**Given exercise**
Repeat every line of the listing below exactly, minus the pictures.

__________________________________________________

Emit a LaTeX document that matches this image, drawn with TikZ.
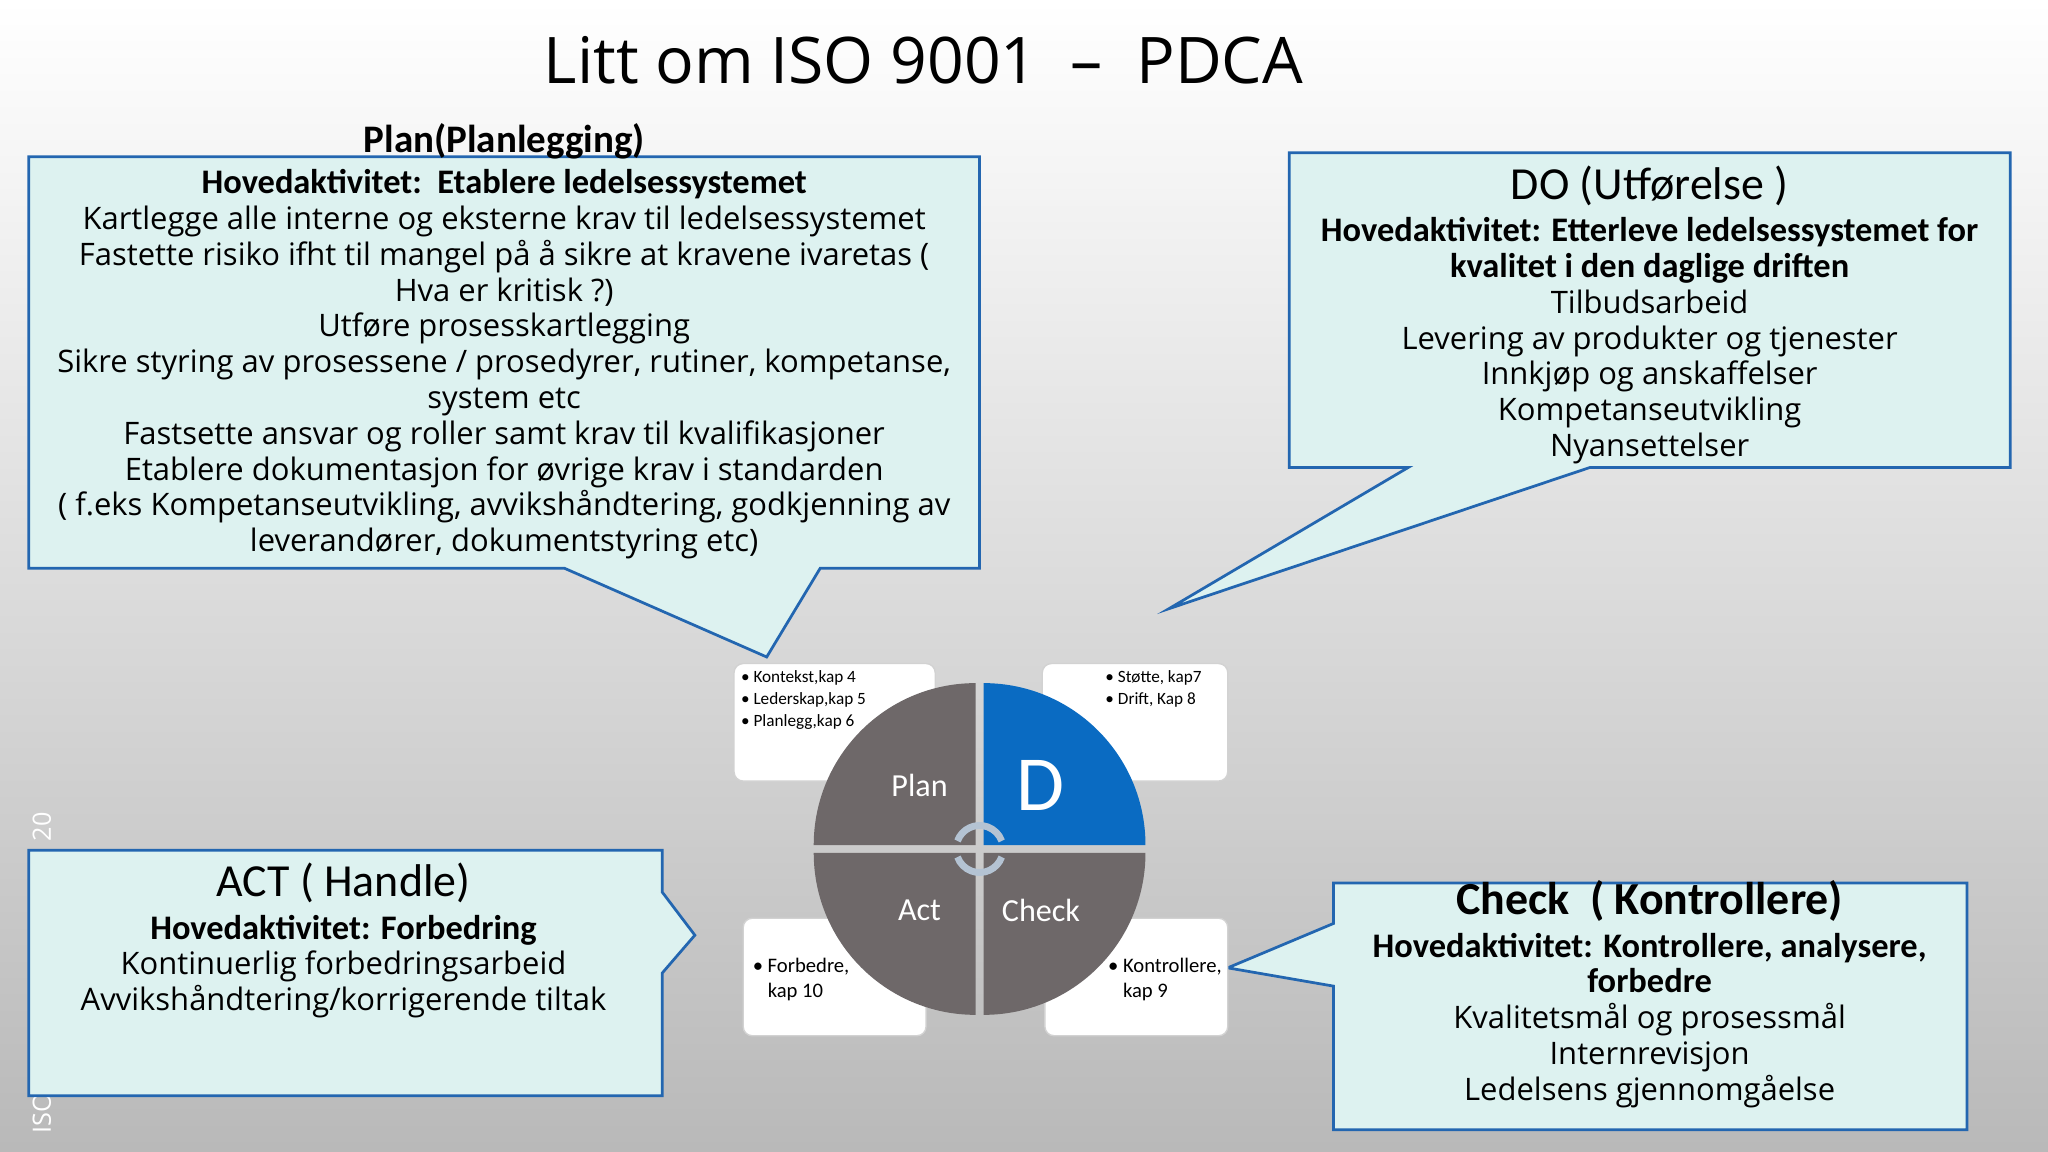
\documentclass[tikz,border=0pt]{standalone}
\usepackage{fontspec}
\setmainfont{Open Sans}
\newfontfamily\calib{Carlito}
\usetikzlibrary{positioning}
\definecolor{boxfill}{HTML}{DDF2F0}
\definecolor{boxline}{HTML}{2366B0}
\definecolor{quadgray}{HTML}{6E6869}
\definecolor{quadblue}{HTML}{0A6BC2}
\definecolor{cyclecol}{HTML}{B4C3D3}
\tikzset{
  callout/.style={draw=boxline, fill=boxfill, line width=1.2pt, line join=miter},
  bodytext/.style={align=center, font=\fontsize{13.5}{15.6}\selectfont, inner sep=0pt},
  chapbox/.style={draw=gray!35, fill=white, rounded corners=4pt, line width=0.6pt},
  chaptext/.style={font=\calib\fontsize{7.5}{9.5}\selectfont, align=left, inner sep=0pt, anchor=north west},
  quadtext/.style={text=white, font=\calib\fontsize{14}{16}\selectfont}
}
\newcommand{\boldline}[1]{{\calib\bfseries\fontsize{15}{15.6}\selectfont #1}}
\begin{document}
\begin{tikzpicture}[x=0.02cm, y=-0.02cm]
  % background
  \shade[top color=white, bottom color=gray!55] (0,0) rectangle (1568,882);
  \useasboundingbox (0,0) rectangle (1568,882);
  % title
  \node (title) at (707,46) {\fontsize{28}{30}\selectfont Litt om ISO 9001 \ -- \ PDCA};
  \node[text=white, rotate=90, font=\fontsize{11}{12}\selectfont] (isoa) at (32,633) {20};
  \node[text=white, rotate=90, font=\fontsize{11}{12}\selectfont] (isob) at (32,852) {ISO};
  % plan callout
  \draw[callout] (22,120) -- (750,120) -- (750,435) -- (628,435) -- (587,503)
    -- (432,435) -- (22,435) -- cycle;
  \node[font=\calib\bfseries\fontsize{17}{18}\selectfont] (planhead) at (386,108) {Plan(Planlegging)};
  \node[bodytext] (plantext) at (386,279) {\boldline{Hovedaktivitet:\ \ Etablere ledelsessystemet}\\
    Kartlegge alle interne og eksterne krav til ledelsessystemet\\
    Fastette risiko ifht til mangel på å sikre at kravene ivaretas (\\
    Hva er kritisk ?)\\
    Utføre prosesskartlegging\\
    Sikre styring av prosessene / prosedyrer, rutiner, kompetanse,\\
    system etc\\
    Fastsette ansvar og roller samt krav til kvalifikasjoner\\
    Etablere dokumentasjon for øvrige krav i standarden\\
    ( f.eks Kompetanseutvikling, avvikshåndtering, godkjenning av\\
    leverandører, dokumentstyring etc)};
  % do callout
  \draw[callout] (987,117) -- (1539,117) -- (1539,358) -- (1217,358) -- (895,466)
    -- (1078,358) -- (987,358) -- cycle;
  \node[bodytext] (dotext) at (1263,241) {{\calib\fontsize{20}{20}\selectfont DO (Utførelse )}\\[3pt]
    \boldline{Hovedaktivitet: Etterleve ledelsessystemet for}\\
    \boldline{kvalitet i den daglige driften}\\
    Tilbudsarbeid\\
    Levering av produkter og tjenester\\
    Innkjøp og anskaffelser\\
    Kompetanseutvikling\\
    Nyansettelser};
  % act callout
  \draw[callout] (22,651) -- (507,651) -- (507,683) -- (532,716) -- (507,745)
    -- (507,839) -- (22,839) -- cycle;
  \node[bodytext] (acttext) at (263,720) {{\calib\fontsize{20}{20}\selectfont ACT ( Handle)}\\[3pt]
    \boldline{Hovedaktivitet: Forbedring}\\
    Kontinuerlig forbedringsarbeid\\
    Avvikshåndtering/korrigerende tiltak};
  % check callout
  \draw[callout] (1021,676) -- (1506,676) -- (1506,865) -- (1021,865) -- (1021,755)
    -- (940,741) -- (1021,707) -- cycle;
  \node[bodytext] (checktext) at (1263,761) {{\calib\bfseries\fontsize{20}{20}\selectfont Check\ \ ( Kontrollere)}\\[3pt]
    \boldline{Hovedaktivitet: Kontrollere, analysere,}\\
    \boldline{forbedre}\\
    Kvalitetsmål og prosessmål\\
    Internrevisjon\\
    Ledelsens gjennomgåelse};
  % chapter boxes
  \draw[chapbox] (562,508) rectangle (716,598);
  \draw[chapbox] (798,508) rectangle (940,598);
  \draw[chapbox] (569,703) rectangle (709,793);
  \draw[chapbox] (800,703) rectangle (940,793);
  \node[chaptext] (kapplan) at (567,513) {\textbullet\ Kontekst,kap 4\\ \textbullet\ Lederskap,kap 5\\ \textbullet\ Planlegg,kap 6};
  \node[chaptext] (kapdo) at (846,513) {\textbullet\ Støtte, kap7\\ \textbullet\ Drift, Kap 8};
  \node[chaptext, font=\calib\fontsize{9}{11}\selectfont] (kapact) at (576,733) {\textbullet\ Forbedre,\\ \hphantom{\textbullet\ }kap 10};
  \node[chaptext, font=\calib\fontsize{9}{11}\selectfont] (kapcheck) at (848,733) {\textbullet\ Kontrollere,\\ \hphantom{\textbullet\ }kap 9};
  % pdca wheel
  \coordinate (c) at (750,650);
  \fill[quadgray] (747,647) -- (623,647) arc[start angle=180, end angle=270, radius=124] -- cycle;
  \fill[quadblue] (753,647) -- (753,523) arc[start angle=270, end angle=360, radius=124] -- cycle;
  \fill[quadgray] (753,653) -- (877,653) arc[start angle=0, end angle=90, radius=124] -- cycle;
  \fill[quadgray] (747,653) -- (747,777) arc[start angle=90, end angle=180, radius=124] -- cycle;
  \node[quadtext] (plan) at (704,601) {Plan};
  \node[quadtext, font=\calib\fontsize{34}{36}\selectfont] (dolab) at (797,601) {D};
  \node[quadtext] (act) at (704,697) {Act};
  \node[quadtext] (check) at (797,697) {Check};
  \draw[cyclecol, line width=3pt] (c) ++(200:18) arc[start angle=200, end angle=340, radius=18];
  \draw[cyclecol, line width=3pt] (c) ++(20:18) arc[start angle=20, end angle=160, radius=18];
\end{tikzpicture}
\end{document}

__________________________________________________

**Result of this task**
Emit a LaTeX document that matches this image, drawn with TikZ.
\documentclass[tikz,border=0pt]{standalone}
\usepackage{fontspec}
\setmainfont{Open Sans}
\newfontfamily\calib{Carlito}
\usetikzlibrary{positioning}
\definecolor{boxfill}{HTML}{DDF2F0}
\definecolor{boxline}{HTML}{2366B0}
\definecolor{quadgray}{HTML}{6E6869}
\definecolor{quadblue}{HTML}{0A6BC2}
\definecolor{cyclecol}{HTML}{B4C3D3}
\tikzset{
  callout/.style={draw=boxline, fill=boxfill, line width=1.2pt, line join=miter},
  bodytext/.style={align=center, font=\fontsize{13.5}{15.6}\selectfont, inner sep=0pt},
  chapbox/.style={draw=gray!35, fill=white, rounded corners=4pt, line width=0.6pt},
  chaptext/.style={font=\calib\fontsize{7.5}{9.5}\selectfont, align=left, inner sep=0pt, anchor=north west},
  quadtext/.style={text=white, font=\calib\fontsize{14}{16}\selectfont}
}
\newcommand{\boldline}[1]{{\calib\bfseries\fontsize{15}{15.6}\selectfont #1}}
\begin{document}
\begin{tikzpicture}[x=0.02cm, y=-0.02cm]
  % background
  \shade[top color=white, bottom color=gray!55] (0,0) rectangle (1568,882);
  \useasboundingbox (0,0) rectangle (1568,882);
  % title
  \node (title) at (707,46) {\fontsize{28}{30}\selectfont Litt om ISO 9001 \ -- \ PDCA};
  \node[text=white, rotate=90, font=\fontsize{11}{12}\selectfont] (isoa) at (32,633) {20};
  \node[text=white, rotate=90, font=\fontsize{11}{12}\selectfont] (isob) at (32,852) {ISO};
  % plan callout
  \draw[callout] (22,120) -- (750,120) -- (750,435) -- (628,435) -- (587,503)
    -- (432,435) -- (22,435) -- cycle;
  \node[font=\calib\bfseries\fontsize{17}{18}\selectfont] (planhead) at (386,108) {Plan(Planlegging)};
  \node[bodytext] (plantext) at (386,279) {\boldline{Hovedaktivitet:\ \ Etablere ledelsessystemet}\\
    Kartlegge alle interne og eksterne krav til ledelsessystemet\\
    Fastette risiko ifht til mangel på å sikre at kravene ivaretas (\\
    Hva er kritisk ?)\\
    Utføre prosesskartlegging\\
    Sikre styring av prosessene / prosedyrer, rutiner, kompetanse,\\
    system etc\\
    Fastsette ansvar og roller samt krav til kvalifikasjoner\\
    Etablere dokumentasjon for øvrige krav i standarden\\
    ( f.eks Kompetanseutvikling, avvikshåndtering, godkjenning av\\
    leverandører, dokumentstyring etc)};
  % do callout
  \draw[callout] (987,117) -- (1539,117) -- (1539,358) -- (1217,358) -- (895,466)
    -- (1078,358) -- (987,358) -- cycle;
  \node[bodytext] (dotext) at (1263,241) {{\calib\fontsize{20}{20}\selectfont DO (Utførelse )}\\[3pt]
    \boldline{Hovedaktivitet: Etterleve ledelsessystemet for}\\
    \boldline{kvalitet i den daglige driften}\\
    Tilbudsarbeid\\
    Levering av produkter og tjenester\\
    Innkjøp og anskaffelser\\
    Kompetanseutvikling\\
    Nyansettelser};
  % act callout
  \draw[callout] (22,651) -- (507,651) -- (507,683) -- (532,716) -- (507,745)
    -- (507,839) -- (22,839) -- cycle;
  \node[bodytext] (acttext) at (263,720) {{\calib\fontsize{20}{20}\selectfont ACT ( Handle)}\\[3pt]
    \boldline{Hovedaktivitet: Forbedring}\\
    Kontinuerlig forbedringsarbeid\\
    Avvikshåndtering/korrigerende tiltak};
  % check callout
  \draw[callout] (1021,676) -- (1506,676) -- (1506,865) -- (1021,865) -- (1021,755)
    -- (940,741) -- (1021,707) -- cycle;
  \node[bodytext] (checktext) at (1263,761) {{\calib\bfseries\fontsize{20}{20}\selectfont Check\ \ ( Kontrollere)}\\[3pt]
    \boldline{Hovedaktivitet: Kontrollere, analysere,}\\
    \boldline{forbedre}\\
    Kvalitetsmål og prosessmål\\
    Internrevisjon\\
    Ledelsens gjennomgåelse};
  % chapter boxes
  \draw[chapbox] (562,508) rectangle (716,598);
  \draw[chapbox] (798,508) rectangle (940,598);
  \draw[chapbox] (569,703) rectangle (709,793);
  \draw[chapbox] (800,703) rectangle (940,793);
  \node[chaptext] (kapplan) at (567,513) {\textbullet\ Kontekst,kap 4\\ \textbullet\ Lederskap,kap 5\\ \textbullet\ Planlegg,kap 6};
  \node[chaptext] (kapdo) at (846,513) {\textbullet\ Støtte, kap7\\ \textbullet\ Drift, Kap 8};
  \node[chaptext, font=\calib\fontsize{9}{11}\selectfont] (kapact) at (576,733) {\textbullet\ Forbedre,\\ \hphantom{\textbullet\ }kap 10};
  \node[chaptext, font=\calib\fontsize{9}{11}\selectfont] (kapcheck) at (848,733) {\textbullet\ Kontrollere,\\ \hphantom{\textbullet\ }kap 9};
  % pdca wheel
  \coordinate (c) at (750,650);
  \fill[quadgray] (747,647) -- (623,647) arc[start angle=180, end angle=270, radius=124] -- cycle;
  \fill[quadblue] (753,647) -- (753,523) arc[start angle=270, end angle=360, radius=124] -- cycle;
  \fill[quadgray] (753,653) -- (877,653) arc[start angle=0, end angle=90, radius=124] -- cycle;
  \fill[quadgray] (747,653) -- (747,777) arc[start angle=90, end angle=180, radius=124] -- cycle;
  \node[quadtext] (plan) at (704,601) {Plan};
  \node[quadtext, font=\calib\fontsize{34}{36}\selectfont] (dolab) at (797,601) {D};
  \node[quadtext] (act) at (704,697) {Act};
  \node[quadtext] (check) at (797,697) {Check};
  \draw[cyclecol, line width=3pt] (c) ++(200:18) arc[start angle=200, end angle=340, radius=18];
  \draw[cyclecol, line width=3pt] (c) ++(20:18) arc[start angle=20, end angle=160, radius=18];
\end{tikzpicture}
\end{document}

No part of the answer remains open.